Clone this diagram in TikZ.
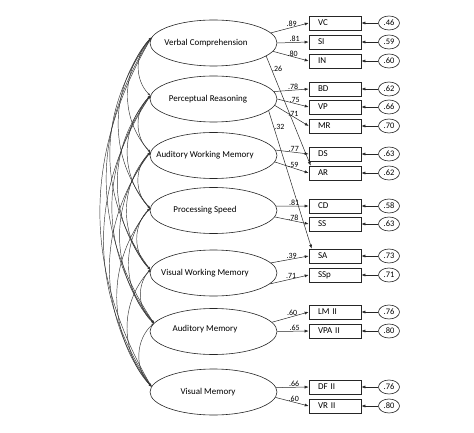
\documentclass[tikz,border=0pt]{standalone}
\usepackage{fontspec}
\setmainfont{Carlito}
\usetikzlibrary{shapes.geometric,arrows.meta}
\begin{document}
\begin{tikzpicture}[x=1bp,y=-1bp,
  factor/.style={ellipse, draw=black!85, line width=0.6bp, minimum width=127bp, minimum height=46bp, inner sep=0pt},
  ftext/.style={font=\fontsize{9}{10}\selectfont, inner sep=0pt},
  ind/.style={rectangle, draw=black!85, line width=0.6bp, minimum height=14bp, text width=34bp, inner xsep=9bp, inner ysep=0pt, align=left, font=\fontsize{9}{10}\selectfont},
  err/.style={ellipse, draw=black!85, line width=0.6bp, minimum width=21bp, minimum height=14bp, inner sep=0pt, font=\fontsize{8.5}{9}\selectfont},
  load/.style={-{Latex[length=4bp,width=3bp]}, line width=0.5bp, draw=black!85},
  lbl/.style={font=\fontsize{8}{9}\selectfont, inner sep=0.3bp, anchor=south},
  cov/.style={{Stealth[length=3bp,width=2bp]}-{Stealth[length=3bp,width=2bp]}, line width=0.45bp, draw=black!80}
]
\useasboundingbox (0,0) rectangle (474,433);

% factors
\node[factor] (vc)  at (213.5,43)  {};
\node[factor] (pr)  at (213.5,99)  {};
\node[factor] (awm) at (213.5,155.5) {};
\node[factor] (ps)  at (213.5,210.5) {};
\node[factor] (vwm) at (213.5,273) {};
\node[factor] (am)  at (213.5,331.5) {};
\node[factor] (vm)  at (213.5,392) {};
\node[ftext] (vctx)  at (206,43)    {Verbal Comprehension};
\node[ftext] (prtx)  at (208,99)    {Perceptual Reasoning};
\node[ftext] (awmtx) at (205,155.5) {Auditory Working Memory};
\node[ftext] (pstx)  at (205,210.5) {Processing Speed};
\node[ftext] (vwmtx) at (205,273)   {Visual Working Memory};
\node[ftext] (amtx)  at (205,329)   {Auditory Memory};
\node[ftext] (vmtx)  at (208,392)   {Visual Memory};

% indicators
\node[ind] (bvc)  at (335,23)  {VC};
\node[ind] (bsi)  at (335,42)  {SI};
\node[ind] (bin)  at (335,61)  {IN};
\node[ind] (bbd)  at (335,89)  {BD};
\node[ind] (bvp)  at (335,107) {VP};
\node[ind] (bmr)  at (335,126) {MR};
\node[ind] (bds)  at (335,154) {DS};
\node[ind] (bar)  at (335,173) {AR};
\node[ind] (bcd)  at (335,206) {CD};
\node[ind] (bss)  at (335,224) {SS};
\node[ind] (bsa)  at (335,256) {SA};
\node[ind] (bssp) at (335,275) {SSp};
\node[ind] (blm)  at (335,312) {LM II};
\node[ind] (bvpa) at (335,331) {VPA II};
\node[ind] (bdf)  at (335,387) {DF II};
\node[ind] (bvr)  at (335,406) {VR II};

% errors
\node[err] (evc)  at (389,23)  {.46};
\node[err] (esi)  at (389,42)  {.59};
\node[err] (ein)  at (389,61)  {.60};
\node[err] (ebd)  at (389,89)  {.62};
\node[err] (evp)  at (389,107) {.66};
\node[err] (emr)  at (389,126) {.70};
\node[err] (eds)  at (389,154) {.63};
\node[err] (ear)  at (389,173) {.62};
\node[err] (ecd)  at (389,206) {.58};
\node[err] (ess)  at (389,224) {.63};
\node[err] (esa)  at (389,256) {.73};
\node[err] (essp) at (389,275) {.71};
\node[err] (elm)  at (389,312) {.76};
\node[err] (evpa) at (389,331) {.80};
\node[err] (edf)  at (389,387) {.76};
\node[err] (evr)  at (389,406) {.80};

\foreach \n in {vc,si,in,bd,vp,mr,ds,ar,cd,ss,sa,ssp,lm,vpa,df,vr}
  \draw[load] (e\n.west) -- (b\n.east);

% loadings
\draw[load] (vc.10) -- node[lbl,pos=0.55] (l1) {.89} (bvc.west);
\draw[load] (vc.0)  -- node[lbl,pos=0.55] (l2) {.81} (bsi.west);
\draw[load] (vc.-8) -- node[lbl,pos=0.55] (l3) {.80} (bin.west);
\draw[load] (pr.7)  -- node[lbl,pos=0.55] (l4) {.78} (bbd.west);
\draw[load] (pr.0)  -- node[lbl,pos=0.55] (l5) {.75} (bvp.west);
\draw[load] (pr.-6) -- node[lbl,pos=0.55] (l6) {.71} (bmr.west);
\draw[load] (awm.5) -- node[lbl,pos=0.55] (l7) {.77} (bds.west);
\draw[load] (awm.-6) -- node[lbl,pos=0.55] (l8) {.59} (bar.west);
\draw[load] (ps.4)  -- node[lbl,pos=0.55] (l9) {.81} (bcd.west);
\draw[load] (ps.-6) -- node[lbl,pos=0.55] (l10) {.78} (bss.west);
\draw[load] (vwm.10) -- node[lbl,pos=0.55] (l11) {.39} (bsa.west);
\draw[load] (vwm.-11) -- node[lbl,pos=0.55] (l12) {.71} (bssp.west);
\draw[load] (am.9)  -- node[lbl,pos=0.55] (l13) {.60} (blm.west);
\draw[load] (am.0)  -- node[lbl,pos=0.55] (l14) {.65} (bvpa.west);
\draw[load] (vm.4)  -- node[lbl,pos=0.55] (l15) {.66} (bdf.west);
\draw[load] (vm.-5) -- node[lbl,pos=0.55] (l16) {.60} (bvr.west);
% cross loadings
\draw[load] (vc.-14) -- node[lbl,pos=0.12,anchor=west] (l17) {.26} ([xshift=2bp]bar.north west);
\draw[load] (pr.-12) -- node[lbl,pos=0.12,anchor=west] (l18) {.32} ([xshift=3bp]bsa.north west);

% covariances
\coordinate (c1) at (vc.175);
\coordinate (c2) at (pr.177);
\coordinate (c3) at (awm.177);
\coordinate (c4) at (ps.178);
\coordinate (c5) at (vwm.177);
\coordinate (c6) at (am.172);
\coordinate (c7) at (vm.175);
\foreach \i in {1,...,6} {
  \pgfmathtruncatemacro\s{\i+1}
  \foreach \j in {\s,...,7} {
    \pgfmathsetmacro\ang{50-3.3*(\j-\i)}
    \draw[cov] (c\i) to[bend right=\ang] (c\j);
  }
}
\end{tikzpicture}
\end{document}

--------------------

» **Description of the task**: Set down the complete material exactly, but do not include the images.

» **Task answer**:
Clone this diagram in TikZ.
\documentclass[tikz,border=0pt]{standalone}
\usepackage{fontspec}
\setmainfont{Carlito}
\usetikzlibrary{shapes.geometric,arrows.meta}
\begin{document}
\begin{tikzpicture}[x=1bp,y=-1bp,
  factor/.style={ellipse, draw=black!85, line width=0.6bp, minimum width=127bp, minimum height=46bp, inner sep=0pt},
  ftext/.style={font=\fontsize{9}{10}\selectfont, inner sep=0pt},
  ind/.style={rectangle, draw=black!85, line width=0.6bp, minimum height=14bp, text width=34bp, inner xsep=9bp, inner ysep=0pt, align=left, font=\fontsize{9}{10}\selectfont},
  err/.style={ellipse, draw=black!85, line width=0.6bp, minimum width=21bp, minimum height=14bp, inner sep=0pt, font=\fontsize{8.5}{9}\selectfont},
  load/.style={-{Latex[length=4bp,width=3bp]}, line width=0.5bp, draw=black!85},
  lbl/.style={font=\fontsize{8}{9}\selectfont, inner sep=0.3bp, anchor=south},
  cov/.style={{Stealth[length=3bp,width=2bp]}-{Stealth[length=3bp,width=2bp]}, line width=0.45bp, draw=black!80}
]
\useasboundingbox (0,0) rectangle (474,433);

% factors
\node[factor] (vc)  at (213.5,43)  {};
\node[factor] (pr)  at (213.5,99)  {};
\node[factor] (awm) at (213.5,155.5) {};
\node[factor] (ps)  at (213.5,210.5) {};
\node[factor] (vwm) at (213.5,273) {};
\node[factor] (am)  at (213.5,331.5) {};
\node[factor] (vm)  at (213.5,392) {};
\node[ftext] (vctx)  at (206,43)    {Verbal Comprehension};
\node[ftext] (prtx)  at (208,99)    {Perceptual Reasoning};
\node[ftext] (awmtx) at (205,155.5) {Auditory Working Memory};
\node[ftext] (pstx)  at (205,210.5) {Processing Speed};
\node[ftext] (vwmtx) at (205,273)   {Visual Working Memory};
\node[ftext] (amtx)  at (205,329)   {Auditory Memory};
\node[ftext] (vmtx)  at (208,392)   {Visual Memory};

% indicators
\node[ind] (bvc)  at (335,23)  {VC};
\node[ind] (bsi)  at (335,42)  {SI};
\node[ind] (bin)  at (335,61)  {IN};
\node[ind] (bbd)  at (335,89)  {BD};
\node[ind] (bvp)  at (335,107) {VP};
\node[ind] (bmr)  at (335,126) {MR};
\node[ind] (bds)  at (335,154) {DS};
\node[ind] (bar)  at (335,173) {AR};
\node[ind] (bcd)  at (335,206) {CD};
\node[ind] (bss)  at (335,224) {SS};
\node[ind] (bsa)  at (335,256) {SA};
\node[ind] (bssp) at (335,275) {SSp};
\node[ind] (blm)  at (335,312) {LM II};
\node[ind] (bvpa) at (335,331) {VPA II};
\node[ind] (bdf)  at (335,387) {DF II};
\node[ind] (bvr)  at (335,406) {VR II};

% errors
\node[err] (evc)  at (389,23)  {.46};
\node[err] (esi)  at (389,42)  {.59};
\node[err] (ein)  at (389,61)  {.60};
\node[err] (ebd)  at (389,89)  {.62};
\node[err] (evp)  at (389,107) {.66};
\node[err] (emr)  at (389,126) {.70};
\node[err] (eds)  at (389,154) {.63};
\node[err] (ear)  at (389,173) {.62};
\node[err] (ecd)  at (389,206) {.58};
\node[err] (ess)  at (389,224) {.63};
\node[err] (esa)  at (389,256) {.73};
\node[err] (essp) at (389,275) {.71};
\node[err] (elm)  at (389,312) {.76};
\node[err] (evpa) at (389,331) {.80};
\node[err] (edf)  at (389,387) {.76};
\node[err] (evr)  at (389,406) {.80};

\foreach \n in {vc,si,in,bd,vp,mr,ds,ar,cd,ss,sa,ssp,lm,vpa,df,vr}
  \draw[load] (e\n.west) -- (b\n.east);

% loadings
\draw[load] (vc.10) -- node[lbl,pos=0.55] (l1) {.89} (bvc.west);
\draw[load] (vc.0)  -- node[lbl,pos=0.55] (l2) {.81} (bsi.west);
\draw[load] (vc.-8) -- node[lbl,pos=0.55] (l3) {.80} (bin.west);
\draw[load] (pr.7)  -- node[lbl,pos=0.55] (l4) {.78} (bbd.west);
\draw[load] (pr.0)  -- node[lbl,pos=0.55] (l5) {.75} (bvp.west);
\draw[load] (pr.-6) -- node[lbl,pos=0.55] (l6) {.71} (bmr.west);
\draw[load] (awm.5) -- node[lbl,pos=0.55] (l7) {.77} (bds.west);
\draw[load] (awm.-6) -- node[lbl,pos=0.55] (l8) {.59} (bar.west);
\draw[load] (ps.4)  -- node[lbl,pos=0.55] (l9) {.81} (bcd.west);
\draw[load] (ps.-6) -- node[lbl,pos=0.55] (l10) {.78} (bss.west);
\draw[load] (vwm.10) -- node[lbl,pos=0.55] (l11) {.39} (bsa.west);
\draw[load] (vwm.-11) -- node[lbl,pos=0.55] (l12) {.71} (bssp.west);
\draw[load] (am.9)  -- node[lbl,pos=0.55] (l13) {.60} (blm.west);
\draw[load] (am.0)  -- node[lbl,pos=0.55] (l14) {.65} (bvpa.west);
\draw[load] (vm.4)  -- node[lbl,pos=0.55] (l15) {.66} (bdf.west);
\draw[load] (vm.-5) -- node[lbl,pos=0.55] (l16) {.60} (bvr.west);
% cross loadings
\draw[load] (vc.-14) -- node[lbl,pos=0.12,anchor=west] (l17) {.26} ([xshift=2bp]bar.north west);
\draw[load] (pr.-12) -- node[lbl,pos=0.12,anchor=west] (l18) {.32} ([xshift=3bp]bsa.north west);

% covariances
\coordinate (c1) at (vc.175);
\coordinate (c2) at (pr.177);
\coordinate (c3) at (awm.177);
\coordinate (c4) at (ps.178);
\coordinate (c5) at (vwm.177);
\coordinate (c6) at (am.172);
\coordinate (c7) at (vm.175);
\foreach \i in {1,...,6} {
  \pgfmathtruncatemacro\s{\i+1}
  \foreach \j in {\s,...,7} {
    \pgfmathsetmacro\ang{50-3.3*(\j-\i)}
    \draw[cov] (c\i) to[bend right=\ang] (c\j);
  }
}
\end{tikzpicture}
\end{document}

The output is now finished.